Your instructions: Set the listing down again exactly, please, apart from its pictures.

Information shown:
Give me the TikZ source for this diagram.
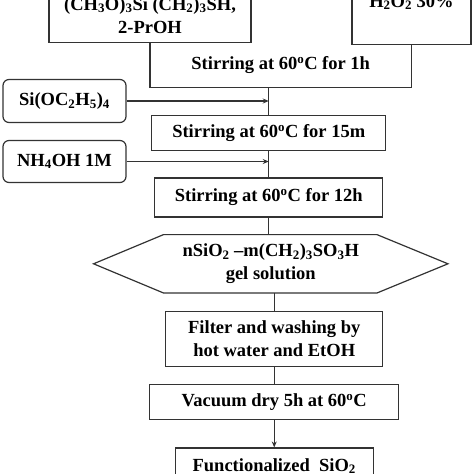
\documentclass[tikz,border=0pt]{standalone}
\usepackage{fontspec}
\setmainfont{Liberation Serif}
\usepackage{tikz}
\usetikzlibrary{positioning, arrows.meta}

\begin{document}
\begin{tikzpicture}[x=1pt, y=-1pt, node distance=20pt]
% Define flow chart styles
\tikzstyle{process} = [rectangle, draw=black!80, line width=1.2pt, fill=white, text centered, align=center, font=\fontsize{18.5}{23}\selectfont\bfseries, inner sep=2pt]
\tikzstyle{reagent} = [process, rounded corners=6pt]
\tikzstyle{label} = [rectangle, text centered, align=center, font=\fontsize{18.5}{23}\selectfont\bfseries, inner sep=2pt]
\tikzstyle{conn} = [draw=black!80, line width=1.2pt]
\tikzstyle{arrow} = [conn, -{Stealth[length=6pt, width=5pt]}]
\useasboundingbox (0,0) rectangle (474,474);
% Define starting solutions
\node[process, anchor=south, minimum width=202pt, minimum height=54pt] (Thiol) at (150,43) {(CH\textsubscript{3}O)\textsubscript{3}Si (CH\textsubscript{2})\textsubscript{3}SH,\\2-PrOH};
\node[process, anchor=south, minimum width=119pt, minimum height=84pt] (Peroxide) at (411.5,45) {H\textsubscript{2}O\textsubscript{2} 30\%};
% First stirring step (open box)
\node[label, minimum width=261pt, minimum height=43pt] (Stir1h) at (280.75,65.5) {Stirring at 60\textsuperscript{o}C for 1h};
% Define main column
\node[process, minimum width=234pt, minimum height=35pt, below=28pt of Stir1h, xshift=-12pt] (Stir15m) {Stirring at 60\textsuperscript{o}C for 15m};
\node[process, minimum width=228pt, minimum height=39pt, below=26pt of Stir15m] (Stir12h) {Stirring at 60\textsuperscript{o}C for 12h};
\node[label, minimum width=354pt, minimum height=58pt, below=17pt of Stir12h, xshift=2pt] (Gel) {nSiO\textsubscript{2} --m(CH\textsubscript{2})\textsubscript{3}SO\textsubscript{3}H\\gel solution};
\node[process, minimum width=217pt, minimum height=55pt, below=18pt of Gel, xshift=3.5pt] (Filter) {Filter and washing by\\hot water and EtOH};
\node[process, minimum width=249pt, minimum height=35pt, below=17pt of Filter] (Vacuum) {Vacuum dry 5h at 60\textsuperscript{o}C};
\node[process, minimum width=198pt, minimum height=36pt, below=27pt of Vacuum] (Product) {Functionalized~~SiO\textsubscript{2}};
% Define side reagents
\node[reagent, minimum width=123pt, minimum height=43pt] (TEOS) at (64.5,101) {Si(OC\textsubscript{2}H\textsubscript{5})\textsubscript{4}};
\node[reagent, minimum width=123pt, minimum height=42pt] (Ammonia) at (64.5,161.5) {NH\textsubscript{4}OH 1M};
% Hexagon round the gel solution
\draw[conn] (Gel.west) -- ([xshift=70pt]Gel.north west) -- ([xshift=-71pt]Gel.north east) -- (Gel.east) -- ([xshift=-71pt]Gel.south east) -- ([xshift=70pt]Gel.south west) -- cycle;
% Relationships (lines and arrows)
\draw[conn] (Thiol.south) |- (Stir1h.south) -| (Peroxide.south);
\draw[conn] (Stir15m.north |- Stir1h.south) -- (Stir15m.north);
\draw[arrow] (TEOS.east) -- (TEOS.east -| Stir15m.north);
\draw[conn] (Stir15m.south) -- (Stir12h.north);
\draw[arrow] (Ammonia.east) -- (Ammonia.east -| Stir12h.north);
\draw[conn] (Stir12h.south) -- (Stir12h.south |- Gel.north);
\draw[conn] (Filter.north |- Gel.south) -- (Filter.north);
\draw[conn] (Filter.south) -- (Vacuum.north);
\draw[arrow] (Vacuum.south) -- (Product.north);
\end{tikzpicture}
\end{document}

Answer to the problem:
Give me the TikZ source for this diagram.
\documentclass[tikz,border=0pt]{standalone}
\usepackage{fontspec}
\setmainfont{Liberation Serif}
\usepackage{tikz}
\usetikzlibrary{positioning, arrows.meta}

\begin{document}
\begin{tikzpicture}[x=1pt, y=-1pt, node distance=20pt]
% Define flow chart styles
\tikzstyle{process} = [rectangle, draw=black!80, line width=1.2pt, fill=white, text centered, align=center, font=\fontsize{18.5}{23}\selectfont\bfseries, inner sep=2pt]
\tikzstyle{reagent} = [process, rounded corners=6pt]
\tikzstyle{label} = [rectangle, text centered, align=center, font=\fontsize{18.5}{23}\selectfont\bfseries, inner sep=2pt]
\tikzstyle{conn} = [draw=black!80, line width=1.2pt]
\tikzstyle{arrow} = [conn, -{Stealth[length=6pt, width=5pt]}]
\useasboundingbox (0,0) rectangle (474,474);
% Define starting solutions
\node[process, anchor=south, minimum width=202pt, minimum height=54pt] (Thiol) at (150,43) {(CH\textsubscript{3}O)\textsubscript{3}Si (CH\textsubscript{2})\textsubscript{3}SH,\\2-PrOH};
\node[process, anchor=south, minimum width=119pt, minimum height=84pt] (Peroxide) at (411.5,45) {H\textsubscript{2}O\textsubscript{2} 30\%};
% First stirring step (open box)
\node[label, minimum width=261pt, minimum height=43pt] (Stir1h) at (280.75,65.5) {Stirring at 60\textsuperscript{o}C for 1h};
% Define main column
\node[process, minimum width=234pt, minimum height=35pt, below=28pt of Stir1h, xshift=-12pt] (Stir15m) {Stirring at 60\textsuperscript{o}C for 15m};
\node[process, minimum width=228pt, minimum height=39pt, below=26pt of Stir15m] (Stir12h) {Stirring at 60\textsuperscript{o}C for 12h};
\node[label, minimum width=354pt, minimum height=58pt, below=17pt of Stir12h, xshift=2pt] (Gel) {nSiO\textsubscript{2} --m(CH\textsubscript{2})\textsubscript{3}SO\textsubscript{3}H\\gel solution};
\node[process, minimum width=217pt, minimum height=55pt, below=18pt of Gel, xshift=3.5pt] (Filter) {Filter and washing by\\hot water and EtOH};
\node[process, minimum width=249pt, minimum height=35pt, below=17pt of Filter] (Vacuum) {Vacuum dry 5h at 60\textsuperscript{o}C};
\node[process, minimum width=198pt, minimum height=36pt, below=27pt of Vacuum] (Product) {Functionalized~~SiO\textsubscript{2}};
% Define side reagents
\node[reagent, minimum width=123pt, minimum height=43pt] (TEOS) at (64.5,101) {Si(OC\textsubscript{2}H\textsubscript{5})\textsubscript{4}};
\node[reagent, minimum width=123pt, minimum height=42pt] (Ammonia) at (64.5,161.5) {NH\textsubscript{4}OH 1M};
% Hexagon round the gel solution
\draw[conn] (Gel.west) -- ([xshift=70pt]Gel.north west) -- ([xshift=-71pt]Gel.north east) -- (Gel.east) -- ([xshift=-71pt]Gel.south east) -- ([xshift=70pt]Gel.south west) -- cycle;
% Relationships (lines and arrows)
\draw[conn] (Thiol.south) |- (Stir1h.south) -| (Peroxide.south);
\draw[conn] (Stir15m.north |- Stir1h.south) -- (Stir15m.north);
\draw[arrow] (TEOS.east) -- (TEOS.east -| Stir15m.north);
\draw[conn] (Stir15m.south) -- (Stir12h.north);
\draw[arrow] (Ammonia.east) -- (Ammonia.east -| Stir12h.north);
\draw[conn] (Stir12h.south) -- (Stir12h.south |- Gel.north);
\draw[conn] (Filter.north |- Gel.south) -- (Filter.north);
\draw[conn] (Filter.south) -- (Vacuum.north);
\draw[arrow] (Vacuum.south) -- (Product.north);
\end{tikzpicture}
\end{document}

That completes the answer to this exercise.